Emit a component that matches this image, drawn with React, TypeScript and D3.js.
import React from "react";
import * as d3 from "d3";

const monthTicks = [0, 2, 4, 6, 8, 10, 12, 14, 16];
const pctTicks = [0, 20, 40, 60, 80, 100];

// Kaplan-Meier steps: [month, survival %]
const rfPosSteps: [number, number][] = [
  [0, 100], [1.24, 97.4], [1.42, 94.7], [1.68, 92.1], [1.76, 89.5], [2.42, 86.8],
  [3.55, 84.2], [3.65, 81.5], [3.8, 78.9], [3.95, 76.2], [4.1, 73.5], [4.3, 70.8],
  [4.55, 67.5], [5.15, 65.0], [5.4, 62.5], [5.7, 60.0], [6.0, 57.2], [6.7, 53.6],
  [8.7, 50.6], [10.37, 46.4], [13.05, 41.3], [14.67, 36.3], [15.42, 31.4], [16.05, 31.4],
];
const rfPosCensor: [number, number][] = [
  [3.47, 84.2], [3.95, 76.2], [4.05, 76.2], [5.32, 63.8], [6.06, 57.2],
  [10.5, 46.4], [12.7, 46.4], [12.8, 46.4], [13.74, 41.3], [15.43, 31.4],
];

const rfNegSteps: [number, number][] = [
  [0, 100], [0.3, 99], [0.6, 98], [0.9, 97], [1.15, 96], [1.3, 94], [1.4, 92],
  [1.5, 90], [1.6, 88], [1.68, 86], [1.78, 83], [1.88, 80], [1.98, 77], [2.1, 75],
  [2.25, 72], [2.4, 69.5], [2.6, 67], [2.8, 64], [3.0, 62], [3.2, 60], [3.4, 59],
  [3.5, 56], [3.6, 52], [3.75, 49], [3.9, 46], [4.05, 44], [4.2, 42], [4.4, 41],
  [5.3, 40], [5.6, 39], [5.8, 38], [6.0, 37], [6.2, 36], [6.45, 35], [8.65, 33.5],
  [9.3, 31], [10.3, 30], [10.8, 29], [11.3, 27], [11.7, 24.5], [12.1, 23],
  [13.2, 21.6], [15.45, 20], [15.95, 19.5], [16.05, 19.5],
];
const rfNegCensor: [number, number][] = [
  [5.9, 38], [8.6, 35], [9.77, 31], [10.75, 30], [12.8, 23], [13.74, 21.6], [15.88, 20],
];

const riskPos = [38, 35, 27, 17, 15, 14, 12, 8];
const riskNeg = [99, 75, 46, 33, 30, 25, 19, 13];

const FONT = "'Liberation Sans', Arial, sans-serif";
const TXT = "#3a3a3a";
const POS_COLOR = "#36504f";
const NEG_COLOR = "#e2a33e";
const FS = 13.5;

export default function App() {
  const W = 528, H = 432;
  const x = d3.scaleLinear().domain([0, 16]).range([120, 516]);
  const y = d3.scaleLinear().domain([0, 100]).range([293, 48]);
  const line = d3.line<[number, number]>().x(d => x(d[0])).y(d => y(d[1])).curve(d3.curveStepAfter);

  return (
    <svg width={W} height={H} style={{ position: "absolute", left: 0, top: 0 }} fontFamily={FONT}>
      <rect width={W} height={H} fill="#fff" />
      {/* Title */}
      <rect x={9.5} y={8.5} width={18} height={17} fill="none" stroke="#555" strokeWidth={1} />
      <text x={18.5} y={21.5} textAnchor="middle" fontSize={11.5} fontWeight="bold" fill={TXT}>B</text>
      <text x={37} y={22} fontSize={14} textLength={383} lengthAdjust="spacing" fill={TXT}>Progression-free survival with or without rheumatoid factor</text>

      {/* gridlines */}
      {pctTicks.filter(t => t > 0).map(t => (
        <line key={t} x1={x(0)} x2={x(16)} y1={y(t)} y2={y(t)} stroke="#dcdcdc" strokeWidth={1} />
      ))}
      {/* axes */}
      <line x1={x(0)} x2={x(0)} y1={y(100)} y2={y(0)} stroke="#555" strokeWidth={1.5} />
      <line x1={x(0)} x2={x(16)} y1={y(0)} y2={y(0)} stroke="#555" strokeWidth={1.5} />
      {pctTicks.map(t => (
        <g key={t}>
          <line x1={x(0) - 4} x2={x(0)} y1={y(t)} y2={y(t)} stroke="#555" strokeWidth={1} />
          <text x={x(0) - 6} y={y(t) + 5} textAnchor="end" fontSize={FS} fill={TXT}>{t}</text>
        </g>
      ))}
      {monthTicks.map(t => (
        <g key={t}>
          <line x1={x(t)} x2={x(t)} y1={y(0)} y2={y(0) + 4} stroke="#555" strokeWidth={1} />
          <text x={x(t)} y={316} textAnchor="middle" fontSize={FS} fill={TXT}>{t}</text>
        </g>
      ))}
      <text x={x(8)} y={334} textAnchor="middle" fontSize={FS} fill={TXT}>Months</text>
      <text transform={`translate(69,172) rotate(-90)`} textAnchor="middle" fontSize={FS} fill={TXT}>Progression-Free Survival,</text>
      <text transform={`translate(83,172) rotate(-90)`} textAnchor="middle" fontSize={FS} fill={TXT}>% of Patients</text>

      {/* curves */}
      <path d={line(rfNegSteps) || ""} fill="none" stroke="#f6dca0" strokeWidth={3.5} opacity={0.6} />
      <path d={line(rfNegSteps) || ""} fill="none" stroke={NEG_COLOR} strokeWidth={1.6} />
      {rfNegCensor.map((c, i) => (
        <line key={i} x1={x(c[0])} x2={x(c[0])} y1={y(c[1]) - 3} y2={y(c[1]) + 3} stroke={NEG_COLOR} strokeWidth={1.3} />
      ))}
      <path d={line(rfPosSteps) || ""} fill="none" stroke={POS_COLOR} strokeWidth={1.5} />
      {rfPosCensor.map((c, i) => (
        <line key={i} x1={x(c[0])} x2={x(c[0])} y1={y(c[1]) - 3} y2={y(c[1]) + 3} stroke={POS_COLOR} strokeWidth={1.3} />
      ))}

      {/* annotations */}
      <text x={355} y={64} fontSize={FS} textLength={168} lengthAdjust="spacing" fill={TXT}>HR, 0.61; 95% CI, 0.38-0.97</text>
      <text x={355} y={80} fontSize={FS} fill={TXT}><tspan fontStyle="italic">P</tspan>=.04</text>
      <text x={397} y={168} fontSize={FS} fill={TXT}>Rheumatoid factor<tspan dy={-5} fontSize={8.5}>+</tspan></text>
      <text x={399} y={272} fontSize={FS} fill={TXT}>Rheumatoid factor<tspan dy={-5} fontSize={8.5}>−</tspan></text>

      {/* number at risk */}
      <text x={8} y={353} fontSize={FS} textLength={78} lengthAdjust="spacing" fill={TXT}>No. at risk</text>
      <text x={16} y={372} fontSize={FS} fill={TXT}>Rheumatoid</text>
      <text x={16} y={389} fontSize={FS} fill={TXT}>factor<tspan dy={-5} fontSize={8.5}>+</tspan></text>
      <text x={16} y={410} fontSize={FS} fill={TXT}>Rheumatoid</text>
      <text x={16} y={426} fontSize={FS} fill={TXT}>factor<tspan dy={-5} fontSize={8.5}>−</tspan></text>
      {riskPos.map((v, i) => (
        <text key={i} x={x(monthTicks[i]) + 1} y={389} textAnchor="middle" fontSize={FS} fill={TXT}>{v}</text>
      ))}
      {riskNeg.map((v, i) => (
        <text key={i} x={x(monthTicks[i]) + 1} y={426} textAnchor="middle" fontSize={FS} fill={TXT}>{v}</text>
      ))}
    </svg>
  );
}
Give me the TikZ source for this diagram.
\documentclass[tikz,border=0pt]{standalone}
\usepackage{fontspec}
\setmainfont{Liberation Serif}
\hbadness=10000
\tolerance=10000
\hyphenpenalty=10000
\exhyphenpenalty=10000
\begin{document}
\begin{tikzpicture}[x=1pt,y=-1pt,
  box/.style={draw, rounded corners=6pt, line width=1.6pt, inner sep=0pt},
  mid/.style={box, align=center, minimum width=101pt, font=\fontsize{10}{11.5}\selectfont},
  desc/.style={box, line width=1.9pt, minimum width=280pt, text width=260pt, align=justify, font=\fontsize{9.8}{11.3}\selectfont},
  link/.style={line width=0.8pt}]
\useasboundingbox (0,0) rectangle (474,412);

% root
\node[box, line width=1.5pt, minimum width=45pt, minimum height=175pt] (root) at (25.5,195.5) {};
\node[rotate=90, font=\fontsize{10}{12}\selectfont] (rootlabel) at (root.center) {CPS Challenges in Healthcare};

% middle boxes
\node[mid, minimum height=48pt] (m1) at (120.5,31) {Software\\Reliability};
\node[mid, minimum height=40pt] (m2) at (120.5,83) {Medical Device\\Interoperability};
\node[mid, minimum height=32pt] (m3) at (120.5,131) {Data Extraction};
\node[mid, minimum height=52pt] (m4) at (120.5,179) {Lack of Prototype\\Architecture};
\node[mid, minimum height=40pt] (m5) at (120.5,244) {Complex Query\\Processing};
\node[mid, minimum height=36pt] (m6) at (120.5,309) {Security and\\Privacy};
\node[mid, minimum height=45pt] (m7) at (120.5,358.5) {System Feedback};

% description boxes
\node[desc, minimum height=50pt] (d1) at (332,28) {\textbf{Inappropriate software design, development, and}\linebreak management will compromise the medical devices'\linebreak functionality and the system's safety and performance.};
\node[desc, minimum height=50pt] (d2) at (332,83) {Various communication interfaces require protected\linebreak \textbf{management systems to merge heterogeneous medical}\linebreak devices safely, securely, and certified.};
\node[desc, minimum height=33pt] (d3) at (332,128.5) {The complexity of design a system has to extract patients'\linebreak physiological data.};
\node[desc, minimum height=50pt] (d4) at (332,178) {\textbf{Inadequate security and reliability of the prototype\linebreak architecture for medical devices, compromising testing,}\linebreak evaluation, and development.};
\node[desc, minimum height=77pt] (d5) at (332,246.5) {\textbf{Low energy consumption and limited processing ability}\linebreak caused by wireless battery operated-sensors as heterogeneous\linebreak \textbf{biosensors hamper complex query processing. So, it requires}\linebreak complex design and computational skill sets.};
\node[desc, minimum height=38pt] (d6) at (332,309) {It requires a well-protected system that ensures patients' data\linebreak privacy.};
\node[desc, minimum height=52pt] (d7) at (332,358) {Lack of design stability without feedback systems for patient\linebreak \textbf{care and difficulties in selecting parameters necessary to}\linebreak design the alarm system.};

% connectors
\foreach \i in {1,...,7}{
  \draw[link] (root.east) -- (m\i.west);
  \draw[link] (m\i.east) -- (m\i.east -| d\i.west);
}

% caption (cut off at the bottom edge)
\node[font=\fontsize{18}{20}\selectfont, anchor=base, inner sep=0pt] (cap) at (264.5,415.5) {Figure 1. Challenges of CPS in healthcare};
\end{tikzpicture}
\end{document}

· · · · · · ·

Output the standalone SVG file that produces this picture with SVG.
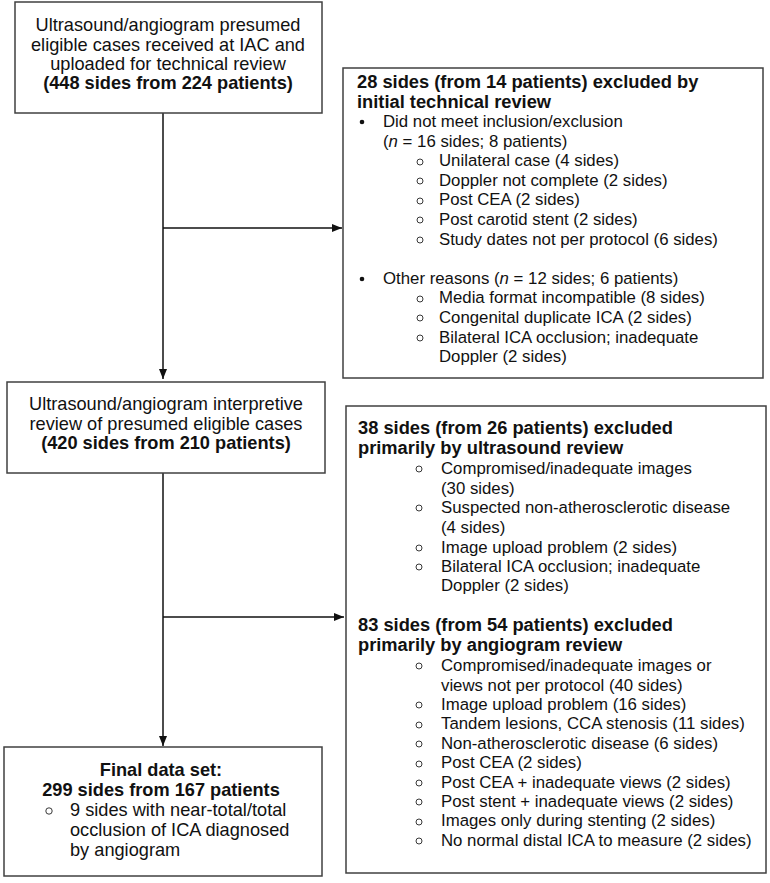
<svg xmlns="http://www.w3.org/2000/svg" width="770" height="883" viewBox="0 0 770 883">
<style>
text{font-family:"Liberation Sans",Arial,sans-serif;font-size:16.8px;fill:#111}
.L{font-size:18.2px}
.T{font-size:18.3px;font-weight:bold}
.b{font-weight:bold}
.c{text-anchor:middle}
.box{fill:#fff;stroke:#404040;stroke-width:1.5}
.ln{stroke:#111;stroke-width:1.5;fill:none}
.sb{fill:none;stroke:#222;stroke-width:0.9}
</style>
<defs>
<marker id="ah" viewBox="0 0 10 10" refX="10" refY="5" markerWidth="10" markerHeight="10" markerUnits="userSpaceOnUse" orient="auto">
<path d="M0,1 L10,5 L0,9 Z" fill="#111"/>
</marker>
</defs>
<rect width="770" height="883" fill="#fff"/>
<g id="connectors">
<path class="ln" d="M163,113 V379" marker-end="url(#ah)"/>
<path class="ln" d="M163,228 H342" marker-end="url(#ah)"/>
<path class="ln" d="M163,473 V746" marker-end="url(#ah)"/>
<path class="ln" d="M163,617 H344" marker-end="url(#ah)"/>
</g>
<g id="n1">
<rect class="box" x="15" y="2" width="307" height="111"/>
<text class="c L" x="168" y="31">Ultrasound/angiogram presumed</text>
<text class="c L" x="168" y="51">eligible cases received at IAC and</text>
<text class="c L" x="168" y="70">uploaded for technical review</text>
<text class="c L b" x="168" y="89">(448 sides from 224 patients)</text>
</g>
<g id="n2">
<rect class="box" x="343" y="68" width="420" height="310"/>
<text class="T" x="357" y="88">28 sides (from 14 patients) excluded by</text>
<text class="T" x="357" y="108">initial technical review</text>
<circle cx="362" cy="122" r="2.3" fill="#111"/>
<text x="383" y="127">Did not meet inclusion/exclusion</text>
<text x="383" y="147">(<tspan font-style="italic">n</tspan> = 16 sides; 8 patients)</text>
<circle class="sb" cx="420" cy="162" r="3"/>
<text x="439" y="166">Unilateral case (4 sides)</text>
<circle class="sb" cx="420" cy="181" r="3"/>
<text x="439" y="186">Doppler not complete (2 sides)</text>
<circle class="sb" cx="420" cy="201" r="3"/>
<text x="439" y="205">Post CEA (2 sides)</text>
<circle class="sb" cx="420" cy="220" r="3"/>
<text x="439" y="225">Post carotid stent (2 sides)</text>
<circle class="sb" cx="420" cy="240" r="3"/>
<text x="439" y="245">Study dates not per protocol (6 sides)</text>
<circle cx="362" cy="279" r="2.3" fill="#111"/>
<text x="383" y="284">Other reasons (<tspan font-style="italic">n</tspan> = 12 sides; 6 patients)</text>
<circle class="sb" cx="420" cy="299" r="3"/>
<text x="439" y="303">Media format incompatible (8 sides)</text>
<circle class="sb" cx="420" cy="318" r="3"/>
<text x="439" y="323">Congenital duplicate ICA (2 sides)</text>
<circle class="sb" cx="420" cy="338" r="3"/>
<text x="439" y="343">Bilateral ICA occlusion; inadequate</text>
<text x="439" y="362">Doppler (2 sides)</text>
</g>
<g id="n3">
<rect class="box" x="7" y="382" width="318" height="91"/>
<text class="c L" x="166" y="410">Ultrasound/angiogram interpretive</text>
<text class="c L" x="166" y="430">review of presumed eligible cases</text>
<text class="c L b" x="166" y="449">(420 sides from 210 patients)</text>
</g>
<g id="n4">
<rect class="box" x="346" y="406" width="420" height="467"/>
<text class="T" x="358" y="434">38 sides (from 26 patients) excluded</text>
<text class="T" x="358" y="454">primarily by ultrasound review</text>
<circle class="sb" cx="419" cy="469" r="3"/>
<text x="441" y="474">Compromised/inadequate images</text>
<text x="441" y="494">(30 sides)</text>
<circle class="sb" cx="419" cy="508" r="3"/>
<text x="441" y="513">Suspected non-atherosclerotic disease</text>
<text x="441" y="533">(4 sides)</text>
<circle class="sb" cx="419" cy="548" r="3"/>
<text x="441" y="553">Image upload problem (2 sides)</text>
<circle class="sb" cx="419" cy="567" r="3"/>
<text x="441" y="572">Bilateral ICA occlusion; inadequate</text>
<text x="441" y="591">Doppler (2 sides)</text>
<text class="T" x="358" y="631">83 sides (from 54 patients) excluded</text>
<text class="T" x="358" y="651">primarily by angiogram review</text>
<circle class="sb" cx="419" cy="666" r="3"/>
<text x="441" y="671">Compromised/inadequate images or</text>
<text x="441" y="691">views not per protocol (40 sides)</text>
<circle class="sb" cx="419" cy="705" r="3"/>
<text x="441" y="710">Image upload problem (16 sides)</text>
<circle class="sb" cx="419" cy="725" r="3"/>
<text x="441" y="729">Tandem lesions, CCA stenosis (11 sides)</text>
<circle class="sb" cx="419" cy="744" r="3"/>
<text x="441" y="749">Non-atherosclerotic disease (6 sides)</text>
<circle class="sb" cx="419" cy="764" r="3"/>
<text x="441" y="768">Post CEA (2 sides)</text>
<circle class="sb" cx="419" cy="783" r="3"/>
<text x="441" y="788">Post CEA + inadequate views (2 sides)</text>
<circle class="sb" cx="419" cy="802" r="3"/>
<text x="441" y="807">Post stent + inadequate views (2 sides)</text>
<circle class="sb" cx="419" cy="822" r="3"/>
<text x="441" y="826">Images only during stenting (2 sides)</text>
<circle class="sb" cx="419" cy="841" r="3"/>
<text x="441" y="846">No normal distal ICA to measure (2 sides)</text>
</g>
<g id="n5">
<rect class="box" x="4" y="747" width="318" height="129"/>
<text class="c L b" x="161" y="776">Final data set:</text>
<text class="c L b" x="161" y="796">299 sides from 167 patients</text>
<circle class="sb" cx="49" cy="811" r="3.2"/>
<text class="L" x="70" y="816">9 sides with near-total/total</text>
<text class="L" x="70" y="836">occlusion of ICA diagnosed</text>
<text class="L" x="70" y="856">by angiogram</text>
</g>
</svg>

· · · · · · ·

Each line from the line containing "Give me the TikZ source for this diagram." through the line containing "minimum height=45pt] (m7)" is to be transcribed exactly, and no other line.

● **FINAL ANSWER**
Give me the TikZ source for this diagram.
\documentclass[tikz,border=0pt]{standalone}
\usepackage{fontspec}
\setmainfont{Liberation Serif}
\hbadness=10000
\tolerance=10000
\hyphenpenalty=10000
\exhyphenpenalty=10000
\begin{document}
\begin{tikzpicture}[x=1pt,y=-1pt,
  box/.style={draw, rounded corners=6pt, line width=1.6pt, inner sep=0pt},
  mid/.style={box, align=center, minimum width=101pt, font=\fontsize{10}{11.5}\selectfont},
  desc/.style={box, line width=1.9pt, minimum width=280pt, text width=260pt, align=justify, font=\fontsize{9.8}{11.3}\selectfont},
  link/.style={line width=0.8pt}]
\useasboundingbox (0,0) rectangle (474,412);

% root
\node[box, line width=1.5pt, minimum width=45pt, minimum height=175pt] (root) at (25.5,195.5) {};
\node[rotate=90, font=\fontsize{10}{12}\selectfont] (rootlabel) at (root.center) {CPS Challenges in Healthcare};

% middle boxes
\node[mid, minimum height=48pt] (m1) at (120.5,31) {Software\\Reliability};
\node[mid, minimum height=40pt] (m2) at (120.5,83) {Medical Device\\Interoperability};
\node[mid, minimum height=32pt] (m3) at (120.5,131) {Data Extraction};
\node[mid, minimum height=52pt] (m4) at (120.5,179) {Lack of Prototype\\Architecture};
\node[mid, minimum height=40pt] (m5) at (120.5,244) {Complex Query\\Processing};
\node[mid, minimum height=36pt] (m6) at (120.5,309) {Security and\\Privacy};
\node[mid, minimum height=45pt] (m7) at (120.5,358.5) {System Feedback};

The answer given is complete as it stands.